Compared to its peers, KICA is poorly positioned for future growth. It is a classic incumbent defending a mature market, whereas competitors are on the offense in high-growth segments. For instance, AhnLab is leveraging its brand to expand into cloud and operational technology security, while Raonsecure is a pure-play on the passwordless authentication trend. Global players like DocuSign and Okta operate with massive scale and network effects in markets with a total addressable market (TAM) orders of magnitude larger than KICA's. The primary risk for KICA is accelerated customer churn as enterprises adopt modern identity solutions, leading to revenue decline and margin compression. The opportunity is to manage its legacy business for cash flow and return it to shareholders via dividends, but this is a strategy of managed decline, not growth.
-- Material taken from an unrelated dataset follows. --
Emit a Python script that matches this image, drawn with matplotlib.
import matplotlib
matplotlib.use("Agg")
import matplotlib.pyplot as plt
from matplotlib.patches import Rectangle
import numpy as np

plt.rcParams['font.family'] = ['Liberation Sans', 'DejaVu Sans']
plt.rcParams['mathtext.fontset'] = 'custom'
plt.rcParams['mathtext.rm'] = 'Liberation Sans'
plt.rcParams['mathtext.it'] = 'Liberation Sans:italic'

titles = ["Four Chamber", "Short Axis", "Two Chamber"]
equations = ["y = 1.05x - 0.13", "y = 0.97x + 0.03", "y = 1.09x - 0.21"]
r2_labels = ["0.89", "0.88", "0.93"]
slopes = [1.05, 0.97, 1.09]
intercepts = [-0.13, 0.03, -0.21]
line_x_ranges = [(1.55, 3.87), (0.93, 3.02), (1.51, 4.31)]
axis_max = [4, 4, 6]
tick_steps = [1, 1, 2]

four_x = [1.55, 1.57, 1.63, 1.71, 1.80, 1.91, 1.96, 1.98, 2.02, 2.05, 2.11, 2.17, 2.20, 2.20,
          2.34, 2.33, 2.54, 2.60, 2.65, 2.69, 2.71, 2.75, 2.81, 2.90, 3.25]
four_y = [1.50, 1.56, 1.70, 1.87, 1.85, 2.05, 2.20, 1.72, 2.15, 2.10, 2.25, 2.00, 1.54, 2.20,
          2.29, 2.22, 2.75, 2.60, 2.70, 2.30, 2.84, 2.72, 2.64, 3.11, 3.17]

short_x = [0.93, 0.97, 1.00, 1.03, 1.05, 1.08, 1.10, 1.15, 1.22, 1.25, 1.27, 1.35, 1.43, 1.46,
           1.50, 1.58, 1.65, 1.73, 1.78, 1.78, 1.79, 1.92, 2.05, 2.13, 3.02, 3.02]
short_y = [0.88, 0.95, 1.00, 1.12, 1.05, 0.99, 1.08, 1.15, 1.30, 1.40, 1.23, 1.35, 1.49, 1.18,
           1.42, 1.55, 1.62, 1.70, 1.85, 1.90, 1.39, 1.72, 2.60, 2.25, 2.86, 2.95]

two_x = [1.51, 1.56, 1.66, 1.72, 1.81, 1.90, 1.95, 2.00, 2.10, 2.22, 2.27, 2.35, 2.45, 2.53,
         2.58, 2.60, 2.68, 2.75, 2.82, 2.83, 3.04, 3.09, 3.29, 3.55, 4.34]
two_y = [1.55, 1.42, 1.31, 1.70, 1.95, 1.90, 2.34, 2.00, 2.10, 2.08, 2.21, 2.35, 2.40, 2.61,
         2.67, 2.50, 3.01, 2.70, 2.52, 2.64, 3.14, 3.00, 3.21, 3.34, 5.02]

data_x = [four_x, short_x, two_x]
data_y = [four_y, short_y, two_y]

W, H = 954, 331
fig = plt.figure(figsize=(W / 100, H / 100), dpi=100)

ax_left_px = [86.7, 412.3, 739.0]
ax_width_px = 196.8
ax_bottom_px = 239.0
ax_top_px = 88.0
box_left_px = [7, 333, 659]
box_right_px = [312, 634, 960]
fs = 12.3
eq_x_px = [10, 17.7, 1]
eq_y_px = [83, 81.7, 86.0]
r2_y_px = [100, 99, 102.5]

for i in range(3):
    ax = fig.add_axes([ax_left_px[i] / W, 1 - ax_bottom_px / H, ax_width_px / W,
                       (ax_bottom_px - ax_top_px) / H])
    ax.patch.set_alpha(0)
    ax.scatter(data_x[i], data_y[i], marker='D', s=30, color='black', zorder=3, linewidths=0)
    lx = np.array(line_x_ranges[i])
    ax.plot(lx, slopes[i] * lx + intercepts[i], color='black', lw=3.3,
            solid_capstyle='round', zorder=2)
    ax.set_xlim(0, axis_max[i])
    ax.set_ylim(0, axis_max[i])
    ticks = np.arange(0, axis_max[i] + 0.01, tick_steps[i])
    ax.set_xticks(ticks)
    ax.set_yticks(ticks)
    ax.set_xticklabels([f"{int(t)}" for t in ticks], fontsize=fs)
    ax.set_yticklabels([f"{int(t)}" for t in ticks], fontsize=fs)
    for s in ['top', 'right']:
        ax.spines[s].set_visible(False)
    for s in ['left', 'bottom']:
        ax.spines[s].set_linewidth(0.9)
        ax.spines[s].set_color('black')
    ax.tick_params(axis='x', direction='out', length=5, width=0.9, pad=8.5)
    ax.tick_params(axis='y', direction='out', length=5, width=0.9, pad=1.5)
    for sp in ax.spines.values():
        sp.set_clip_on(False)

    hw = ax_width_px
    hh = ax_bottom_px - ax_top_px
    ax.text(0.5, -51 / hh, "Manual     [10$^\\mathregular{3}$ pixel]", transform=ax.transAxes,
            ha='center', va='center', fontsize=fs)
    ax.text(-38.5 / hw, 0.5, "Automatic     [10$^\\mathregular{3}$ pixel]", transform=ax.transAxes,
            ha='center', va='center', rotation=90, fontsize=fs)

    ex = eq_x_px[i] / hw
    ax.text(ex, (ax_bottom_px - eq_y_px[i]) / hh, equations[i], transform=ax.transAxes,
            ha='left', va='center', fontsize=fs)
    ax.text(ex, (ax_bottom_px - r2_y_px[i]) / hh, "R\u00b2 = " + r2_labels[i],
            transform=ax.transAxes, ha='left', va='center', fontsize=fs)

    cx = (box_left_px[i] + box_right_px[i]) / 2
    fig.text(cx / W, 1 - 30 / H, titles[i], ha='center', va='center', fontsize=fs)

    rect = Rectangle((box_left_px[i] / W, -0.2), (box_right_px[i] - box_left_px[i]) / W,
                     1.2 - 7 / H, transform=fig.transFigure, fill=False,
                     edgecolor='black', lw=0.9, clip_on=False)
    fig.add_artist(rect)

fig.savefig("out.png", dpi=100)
In the near-term, the outlook is flat. For the next year (FY2025), the model projects Revenue growth: +0.5% to +1.5% and EPS growth: -1% to +1%, driven by stable renewal rates offset by minor customer losses. Over three years (FY2025-FY2027), the Revenue CAGR is projected at +1%, as the technological shift slowly erodes its base. The most sensitive variable is the 'enterprise renewal rate'. A 200 basis point drop in this rate from our assumed 95% to 93% would push 1-year revenue growth to negative territory at approximately -0.5%. Our base case assumes a slow erosion of KICA's market, a bull case involves minor new government contracts lifting growth to +3%, and a bear case sees a competitor's new platform causing a 5% drop in revenue.
Over the long term, the scenarios become more negative. The 5-year forecast (FY2025-FY2029) anticipates a Revenue CAGR of 0% to -1% (independent model), as the transition to modern identity solutions gains critical mass in Korea. The 10-year forecast (FY2025-FY2034) projects a Revenue CAGR of -2% to -3% (independent model), reflecting the likely end-of-life for its core technology in many use cases. The key long-term sensitivity is the 'pace of technological obsolescence'. If a major operating system or browser discontinues support for its legacy certificate technology, it could trigger a rapid decline. A 10% acceleration in the obsolescence rate could steepen the 10-year revenue decline to a CAGR of -5%. Our bull case for the long term is a flat revenue trajectory, while the bear case involves a rapid decline as its technology becomes irrelevant. Overall, KICA's long-term growth prospects are weak.